One of the few "strategic" materials Nazi Germany wasn't short of, even at the end of the war, was wood.

Also not all the "slave labor" was not from the camps. A portion of it was "impressed" labor, which included native Germans up to middle aged Hausfraus.

We had Rosie the Riveter, and others, all voluntary because they were jobs and paid well, and they were needed. With the Nazi controlled economy, along with the volunteers they also ordered segments of their population into jobs supporting war production.

A lot of the labor was from the camps, some POW and many from the concentration camps, but not all.


A "sweet bore" only describes what it looks like and not necessarily what it does. I've got one Kar 98k with a bore that literally looks like a plowed field, and it shoots about as well as any other 98k I've ever had. What a bore looks like is only what it looks like. Shooting it is what it does, and if you're looking for a shooter, all that matters is what it does.

The "dou" might be a less common variant, and so worth more to a pure collector. There are many books detailing the production history and mfg codes used during the Nazi years.

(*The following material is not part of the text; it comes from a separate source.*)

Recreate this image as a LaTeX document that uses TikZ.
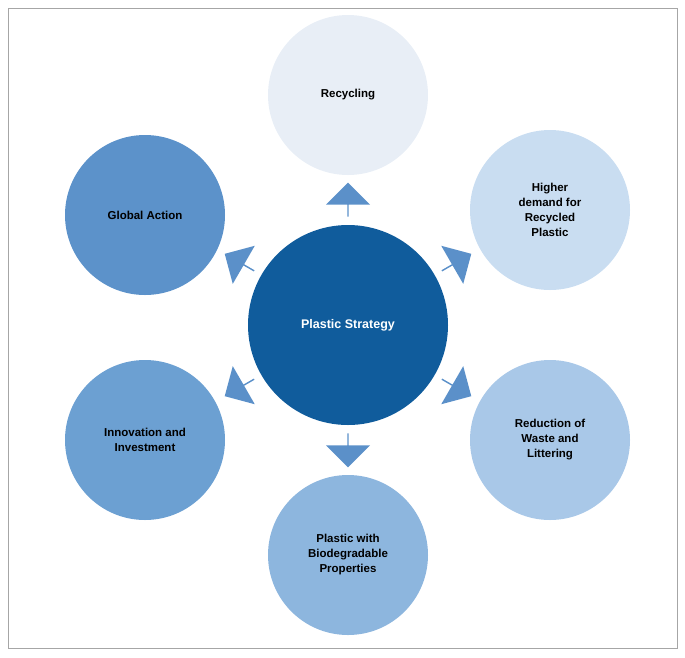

If you do get that rifle, I would recommend you get some books and do some digging and collect every scrap of information about it that you can. Not only will that help you properly estimate its current value (collector appeal) but if you keep it with the rifle for some years, it will add to the value of the entire package, as time goes by the information is getting harder to find, and not everything is, or will be on the Internet.

Also, if you plan on keeping the collector value it currently has, do NO work or refinish to the gun. Cleaning is fine but nothing that would be refinish work, including to the stock. Collectors value the condition it is currently in, as "preserved" history. Any repair or refinish lowers what they will pay.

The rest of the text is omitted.